__Input data__.

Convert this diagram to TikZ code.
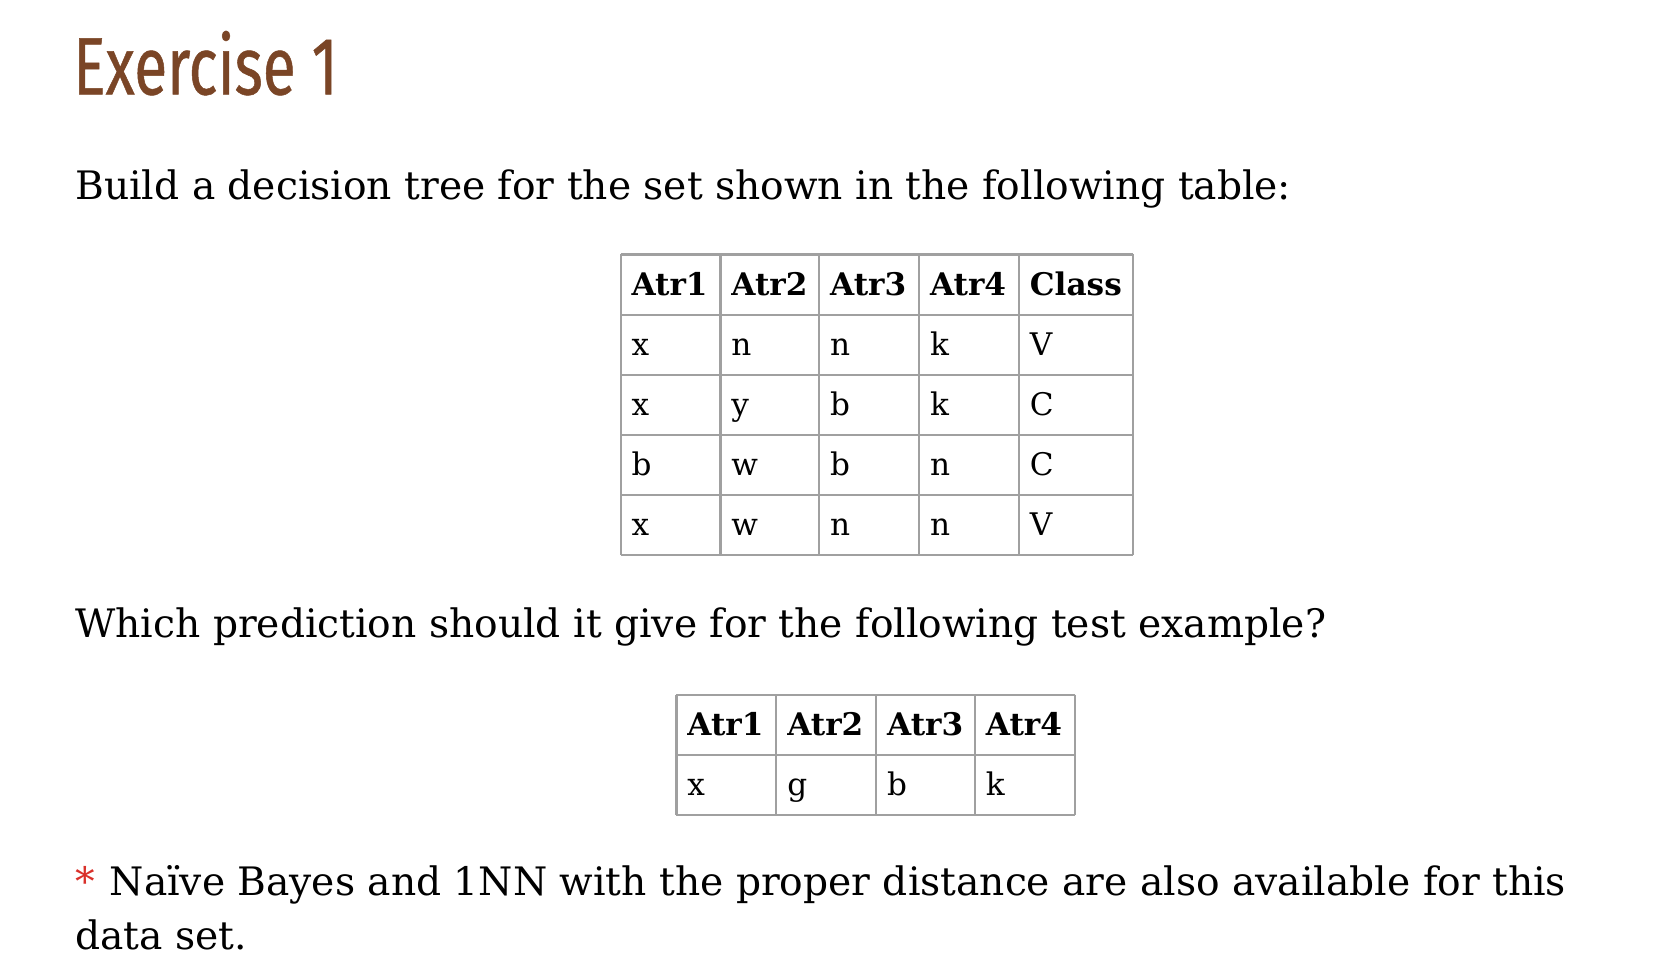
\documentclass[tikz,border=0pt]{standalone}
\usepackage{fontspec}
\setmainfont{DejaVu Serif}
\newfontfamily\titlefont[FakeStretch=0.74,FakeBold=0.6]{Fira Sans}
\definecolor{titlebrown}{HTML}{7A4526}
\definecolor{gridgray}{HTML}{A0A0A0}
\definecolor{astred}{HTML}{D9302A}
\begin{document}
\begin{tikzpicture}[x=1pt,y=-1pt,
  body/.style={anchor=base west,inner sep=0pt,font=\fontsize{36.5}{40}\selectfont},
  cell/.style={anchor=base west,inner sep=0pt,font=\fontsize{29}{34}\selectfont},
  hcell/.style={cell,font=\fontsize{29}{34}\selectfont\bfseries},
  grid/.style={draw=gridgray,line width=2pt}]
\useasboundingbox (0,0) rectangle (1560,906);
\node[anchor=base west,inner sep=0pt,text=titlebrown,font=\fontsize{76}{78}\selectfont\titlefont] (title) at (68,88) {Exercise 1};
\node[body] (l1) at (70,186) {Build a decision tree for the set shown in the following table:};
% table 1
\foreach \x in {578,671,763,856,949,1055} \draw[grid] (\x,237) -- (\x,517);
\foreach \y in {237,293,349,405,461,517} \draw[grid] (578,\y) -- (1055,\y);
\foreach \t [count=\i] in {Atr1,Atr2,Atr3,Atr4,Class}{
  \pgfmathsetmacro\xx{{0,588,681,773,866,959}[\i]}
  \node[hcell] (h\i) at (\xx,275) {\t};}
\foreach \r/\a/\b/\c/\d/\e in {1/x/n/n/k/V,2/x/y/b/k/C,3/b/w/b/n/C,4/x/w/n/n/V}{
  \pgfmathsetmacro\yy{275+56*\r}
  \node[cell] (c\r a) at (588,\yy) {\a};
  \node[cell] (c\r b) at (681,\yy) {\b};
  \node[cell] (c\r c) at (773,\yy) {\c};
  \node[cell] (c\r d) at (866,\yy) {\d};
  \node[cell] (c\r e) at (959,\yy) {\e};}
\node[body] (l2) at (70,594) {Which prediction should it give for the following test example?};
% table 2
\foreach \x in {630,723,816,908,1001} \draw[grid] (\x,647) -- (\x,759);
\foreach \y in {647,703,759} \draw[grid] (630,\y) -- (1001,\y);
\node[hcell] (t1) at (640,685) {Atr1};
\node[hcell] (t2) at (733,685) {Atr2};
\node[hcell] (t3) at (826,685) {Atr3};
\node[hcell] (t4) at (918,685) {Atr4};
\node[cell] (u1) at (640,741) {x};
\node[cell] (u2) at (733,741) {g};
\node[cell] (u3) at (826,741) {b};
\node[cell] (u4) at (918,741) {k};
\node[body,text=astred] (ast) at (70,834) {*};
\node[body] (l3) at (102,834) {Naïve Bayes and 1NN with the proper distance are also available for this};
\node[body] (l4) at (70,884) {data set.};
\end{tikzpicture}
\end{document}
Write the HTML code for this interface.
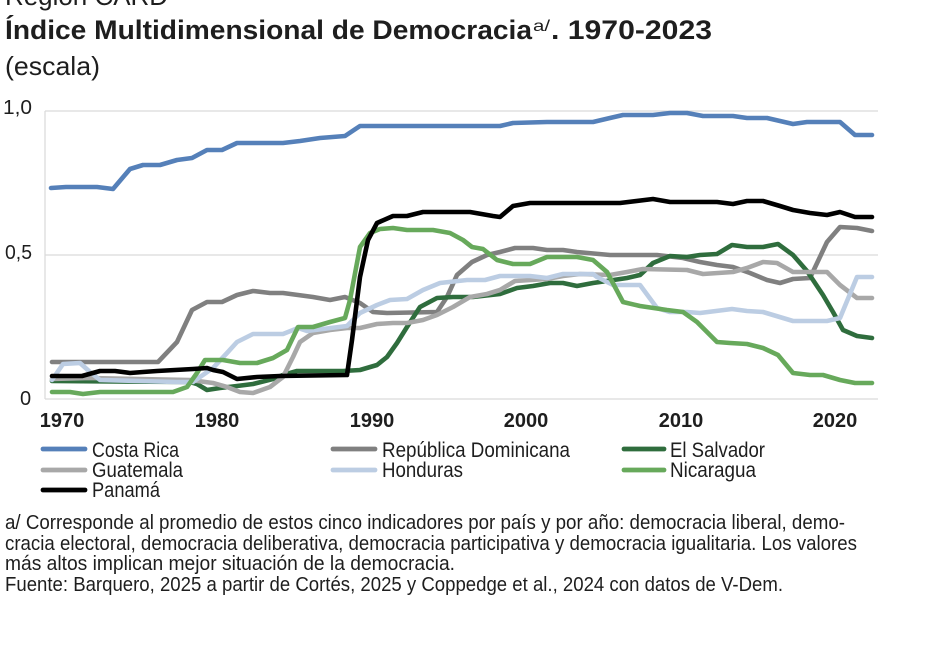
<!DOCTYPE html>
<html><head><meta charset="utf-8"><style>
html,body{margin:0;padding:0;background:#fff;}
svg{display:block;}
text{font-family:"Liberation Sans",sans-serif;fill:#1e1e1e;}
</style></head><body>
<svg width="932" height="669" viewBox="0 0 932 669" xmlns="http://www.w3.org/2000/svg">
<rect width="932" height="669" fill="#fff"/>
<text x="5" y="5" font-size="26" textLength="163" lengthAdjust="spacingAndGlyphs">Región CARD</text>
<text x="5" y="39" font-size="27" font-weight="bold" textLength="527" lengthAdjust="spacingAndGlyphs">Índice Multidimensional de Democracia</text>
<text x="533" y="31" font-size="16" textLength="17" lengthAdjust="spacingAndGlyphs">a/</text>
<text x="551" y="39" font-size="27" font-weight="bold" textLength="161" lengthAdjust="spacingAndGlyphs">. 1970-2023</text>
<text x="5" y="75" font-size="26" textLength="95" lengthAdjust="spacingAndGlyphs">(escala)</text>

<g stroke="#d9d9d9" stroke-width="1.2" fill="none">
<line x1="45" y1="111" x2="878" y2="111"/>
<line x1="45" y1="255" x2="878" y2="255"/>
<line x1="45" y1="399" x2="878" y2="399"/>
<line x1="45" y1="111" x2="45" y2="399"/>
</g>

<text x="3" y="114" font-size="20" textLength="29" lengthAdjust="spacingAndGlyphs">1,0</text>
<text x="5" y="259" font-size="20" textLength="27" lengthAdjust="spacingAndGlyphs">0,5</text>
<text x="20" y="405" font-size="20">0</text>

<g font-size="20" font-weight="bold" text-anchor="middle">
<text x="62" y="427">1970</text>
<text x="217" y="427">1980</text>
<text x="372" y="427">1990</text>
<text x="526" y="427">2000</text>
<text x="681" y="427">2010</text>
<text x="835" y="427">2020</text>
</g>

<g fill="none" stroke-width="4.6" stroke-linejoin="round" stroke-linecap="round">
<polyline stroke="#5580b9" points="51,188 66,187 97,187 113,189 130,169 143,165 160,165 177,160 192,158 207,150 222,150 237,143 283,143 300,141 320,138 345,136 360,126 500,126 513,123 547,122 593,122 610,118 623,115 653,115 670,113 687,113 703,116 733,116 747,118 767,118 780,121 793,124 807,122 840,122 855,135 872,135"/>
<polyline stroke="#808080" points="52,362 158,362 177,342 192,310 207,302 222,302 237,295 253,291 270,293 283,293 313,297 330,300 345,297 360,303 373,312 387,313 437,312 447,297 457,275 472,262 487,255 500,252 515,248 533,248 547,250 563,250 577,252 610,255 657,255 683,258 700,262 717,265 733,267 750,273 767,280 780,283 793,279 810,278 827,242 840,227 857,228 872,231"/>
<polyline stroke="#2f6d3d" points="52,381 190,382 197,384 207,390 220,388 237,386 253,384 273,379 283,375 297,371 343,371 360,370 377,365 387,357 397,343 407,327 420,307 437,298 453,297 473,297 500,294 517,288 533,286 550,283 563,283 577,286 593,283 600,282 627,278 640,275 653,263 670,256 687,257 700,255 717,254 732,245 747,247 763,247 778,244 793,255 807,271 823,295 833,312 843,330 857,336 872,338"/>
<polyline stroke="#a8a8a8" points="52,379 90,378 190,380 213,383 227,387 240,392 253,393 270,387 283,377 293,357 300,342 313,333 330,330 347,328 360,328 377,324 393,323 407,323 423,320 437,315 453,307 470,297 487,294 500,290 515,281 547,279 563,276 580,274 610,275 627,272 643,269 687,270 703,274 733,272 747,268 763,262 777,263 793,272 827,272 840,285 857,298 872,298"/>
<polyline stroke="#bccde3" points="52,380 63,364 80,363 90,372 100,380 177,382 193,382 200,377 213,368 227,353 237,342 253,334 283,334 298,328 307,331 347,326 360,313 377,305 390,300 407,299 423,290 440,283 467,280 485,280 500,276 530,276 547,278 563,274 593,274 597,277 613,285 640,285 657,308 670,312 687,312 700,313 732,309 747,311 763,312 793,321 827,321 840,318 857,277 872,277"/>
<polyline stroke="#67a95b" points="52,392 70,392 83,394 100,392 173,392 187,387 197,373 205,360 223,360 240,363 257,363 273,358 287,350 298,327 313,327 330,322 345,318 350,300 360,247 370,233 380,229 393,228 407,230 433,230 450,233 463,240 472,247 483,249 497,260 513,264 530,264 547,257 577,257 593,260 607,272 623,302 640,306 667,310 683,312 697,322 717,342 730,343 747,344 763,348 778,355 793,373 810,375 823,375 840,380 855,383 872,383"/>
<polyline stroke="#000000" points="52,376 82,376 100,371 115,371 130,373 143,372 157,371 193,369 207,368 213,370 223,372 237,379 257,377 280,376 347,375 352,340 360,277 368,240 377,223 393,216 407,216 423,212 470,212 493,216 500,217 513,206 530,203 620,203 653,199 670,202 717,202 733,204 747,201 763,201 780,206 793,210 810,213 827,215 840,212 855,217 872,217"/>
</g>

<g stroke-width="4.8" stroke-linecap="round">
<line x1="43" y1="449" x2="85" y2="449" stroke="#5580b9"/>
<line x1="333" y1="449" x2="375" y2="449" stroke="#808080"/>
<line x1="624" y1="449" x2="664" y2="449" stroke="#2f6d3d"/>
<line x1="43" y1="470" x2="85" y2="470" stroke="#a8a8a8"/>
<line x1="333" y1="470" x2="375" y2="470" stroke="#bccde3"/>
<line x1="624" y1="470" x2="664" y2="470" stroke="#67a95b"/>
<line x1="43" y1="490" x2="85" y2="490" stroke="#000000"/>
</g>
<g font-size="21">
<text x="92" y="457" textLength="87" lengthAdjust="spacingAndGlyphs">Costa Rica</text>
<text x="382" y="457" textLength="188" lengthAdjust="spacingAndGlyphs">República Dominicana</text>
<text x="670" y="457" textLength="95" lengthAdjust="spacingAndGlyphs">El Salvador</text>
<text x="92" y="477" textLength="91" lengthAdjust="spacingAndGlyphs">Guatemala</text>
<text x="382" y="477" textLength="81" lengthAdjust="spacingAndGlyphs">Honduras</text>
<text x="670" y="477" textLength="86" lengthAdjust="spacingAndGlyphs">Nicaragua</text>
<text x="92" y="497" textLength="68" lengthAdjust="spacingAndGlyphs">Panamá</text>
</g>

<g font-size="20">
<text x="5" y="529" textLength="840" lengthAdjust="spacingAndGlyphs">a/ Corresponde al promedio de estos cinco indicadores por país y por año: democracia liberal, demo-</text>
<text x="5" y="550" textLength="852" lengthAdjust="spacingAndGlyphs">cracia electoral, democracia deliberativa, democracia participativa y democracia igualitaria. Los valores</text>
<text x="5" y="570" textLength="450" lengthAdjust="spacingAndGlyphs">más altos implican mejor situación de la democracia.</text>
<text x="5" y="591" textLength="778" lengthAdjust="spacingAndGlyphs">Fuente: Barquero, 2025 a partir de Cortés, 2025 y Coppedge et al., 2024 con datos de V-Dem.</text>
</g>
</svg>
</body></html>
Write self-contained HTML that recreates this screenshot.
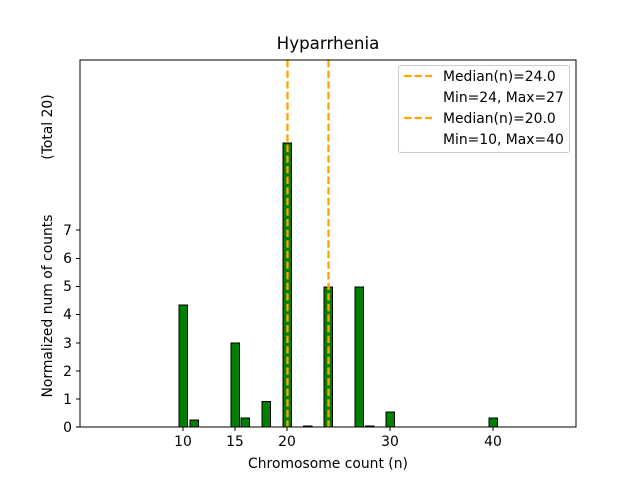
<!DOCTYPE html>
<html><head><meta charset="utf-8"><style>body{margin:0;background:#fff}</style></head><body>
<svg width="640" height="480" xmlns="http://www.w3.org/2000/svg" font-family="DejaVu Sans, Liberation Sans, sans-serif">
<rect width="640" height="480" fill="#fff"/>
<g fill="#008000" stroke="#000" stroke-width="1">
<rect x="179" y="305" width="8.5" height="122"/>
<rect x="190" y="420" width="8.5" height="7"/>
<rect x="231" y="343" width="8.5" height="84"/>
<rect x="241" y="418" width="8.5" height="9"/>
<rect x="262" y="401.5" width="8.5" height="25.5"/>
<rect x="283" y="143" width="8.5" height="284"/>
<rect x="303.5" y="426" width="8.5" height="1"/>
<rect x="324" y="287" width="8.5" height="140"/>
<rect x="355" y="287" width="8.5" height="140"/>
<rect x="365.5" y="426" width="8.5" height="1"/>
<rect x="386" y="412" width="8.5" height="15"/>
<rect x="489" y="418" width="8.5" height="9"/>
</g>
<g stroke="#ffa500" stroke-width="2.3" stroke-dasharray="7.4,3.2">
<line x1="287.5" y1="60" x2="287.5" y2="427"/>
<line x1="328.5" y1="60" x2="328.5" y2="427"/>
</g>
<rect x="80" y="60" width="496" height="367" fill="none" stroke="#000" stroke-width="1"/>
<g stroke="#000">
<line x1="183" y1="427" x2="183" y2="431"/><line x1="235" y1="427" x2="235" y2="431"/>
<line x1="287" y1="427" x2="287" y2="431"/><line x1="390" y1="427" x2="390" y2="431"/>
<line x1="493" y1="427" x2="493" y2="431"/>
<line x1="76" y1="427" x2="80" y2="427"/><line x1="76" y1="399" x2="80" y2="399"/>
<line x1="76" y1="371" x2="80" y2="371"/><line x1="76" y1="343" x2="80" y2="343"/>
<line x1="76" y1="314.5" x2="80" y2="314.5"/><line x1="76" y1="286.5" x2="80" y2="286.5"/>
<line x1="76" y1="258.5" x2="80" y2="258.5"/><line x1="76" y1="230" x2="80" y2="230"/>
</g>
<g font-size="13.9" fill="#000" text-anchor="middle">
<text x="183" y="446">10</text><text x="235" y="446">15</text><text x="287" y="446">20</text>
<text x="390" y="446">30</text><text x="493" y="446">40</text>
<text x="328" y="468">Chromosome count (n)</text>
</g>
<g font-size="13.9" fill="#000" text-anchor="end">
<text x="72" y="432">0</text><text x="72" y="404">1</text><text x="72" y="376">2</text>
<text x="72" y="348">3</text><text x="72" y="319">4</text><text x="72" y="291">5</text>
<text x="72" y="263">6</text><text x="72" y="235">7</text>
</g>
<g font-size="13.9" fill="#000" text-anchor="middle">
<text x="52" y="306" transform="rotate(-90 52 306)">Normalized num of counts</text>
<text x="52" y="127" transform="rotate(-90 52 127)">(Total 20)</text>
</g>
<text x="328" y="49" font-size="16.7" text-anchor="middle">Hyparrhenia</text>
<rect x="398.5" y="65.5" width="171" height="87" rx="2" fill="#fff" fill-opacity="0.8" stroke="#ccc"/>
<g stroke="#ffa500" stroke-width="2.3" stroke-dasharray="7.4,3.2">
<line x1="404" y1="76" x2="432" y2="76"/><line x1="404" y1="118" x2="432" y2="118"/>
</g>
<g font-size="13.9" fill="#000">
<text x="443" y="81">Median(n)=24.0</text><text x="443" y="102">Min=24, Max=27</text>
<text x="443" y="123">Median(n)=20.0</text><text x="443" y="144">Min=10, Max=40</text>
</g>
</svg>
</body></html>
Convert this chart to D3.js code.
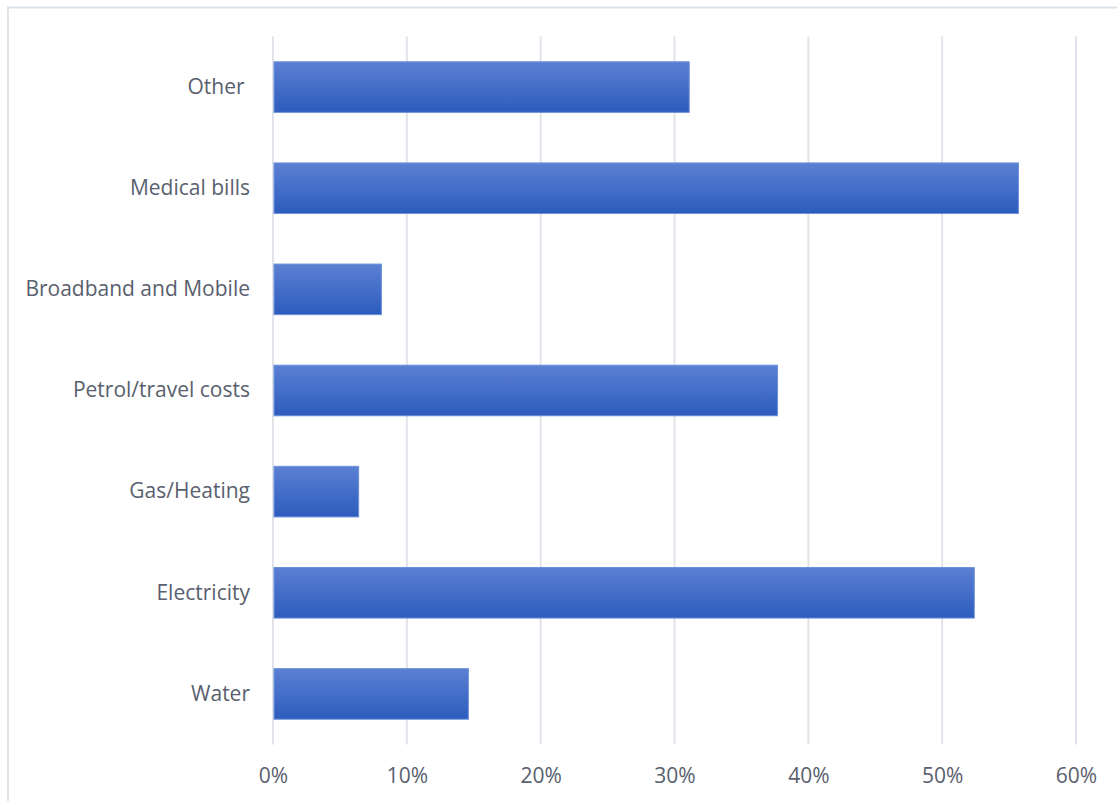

__What is asked__. Look through the data above. Find each line with the string "this" and copy it.

__Task output__.
Convert this diagram to TikZ code.
\node[body] (l3) at (102,834) {Naïve Bayes and 1NN with the proper distance are also available for this};
Write the HTML code for this interface.
Write self-contained HTML that recreates this screenshot.
Convert this chart to D3.js code.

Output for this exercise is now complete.